On current trends, Polish companies will soon be outsourcing work to cheaper German or British factories instead of the other way around.
Poland's success is often claimed as a victory for the EU. In reality, although the single market helped with the first wave of inward investment, Brussels did not have much to do with it (indeed, under the last government funds were withheld and it didn't make any significant difference to the rate of growth).
It is based on a solid set of fundamental principles. Poland has relatively low taxes, with a corporate tax rate of 19pc, and a 9pc rate for smaller companies, and a top personal rate of income tax of 32pc, which is low compared to the rest of the Continent. It has little debt by European standards, with the debt-to-GDP ratio standing at just 55pc.
It has wisely kept its own currency, and although it is meant to join the euro one day, conveniently it seems to never quite get around it (even the fiercely pro-EU Tusk isn't interested). And it has competitive markets, a smallish state, and a skilled workforce.
There is nothing very complicated about it. These are the textbook ingredients for economic growth. It is just that the rest of Europe has forgotten them.

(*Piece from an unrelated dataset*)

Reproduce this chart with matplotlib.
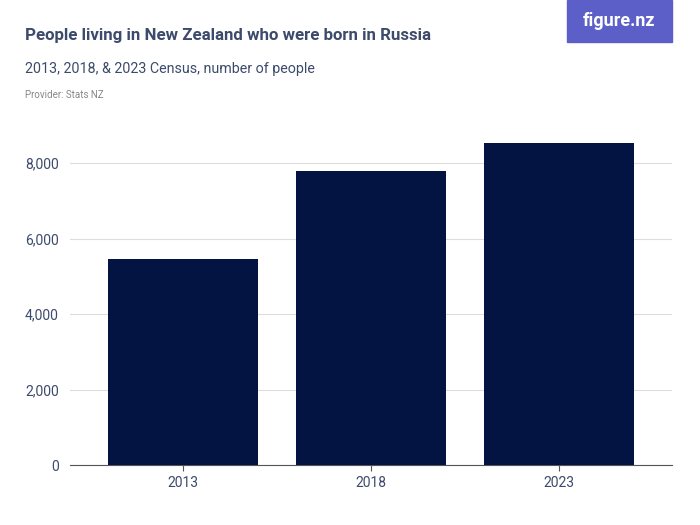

The Left and Right trade in blows over cultural identity, abortion, immigration and integration into the rest of the EU. But on the fundamentals of the economy there is not much to choose between them.
Both parties want to stay inside the EU but outside the single currency, by far the best mix for a fast-growing emerging economy. They both want to limit mass unskilled immigration (even Tusk is firm on that issue, and refuses to accept Poland's 'share' of asylum seekers).
They both want to keep taxes and government spending under control, even if the two sides are as keen on bribing their supporters as politicians everywhere. And they both believe in standing up to Russian aggression; in Poland everyone knows what that can mean.
The Poles argue with each furiously. We will see who wins the presidency later this year. Whoever it is will no doubt claim it is a turning point for the country. For its national identity, perhaps it will be.
But it won't make any difference to the Polish economic miracle. It will keep on growing at a rapid rate – and on current trends in another decade it will be one of the wealthiest countries on the Continent.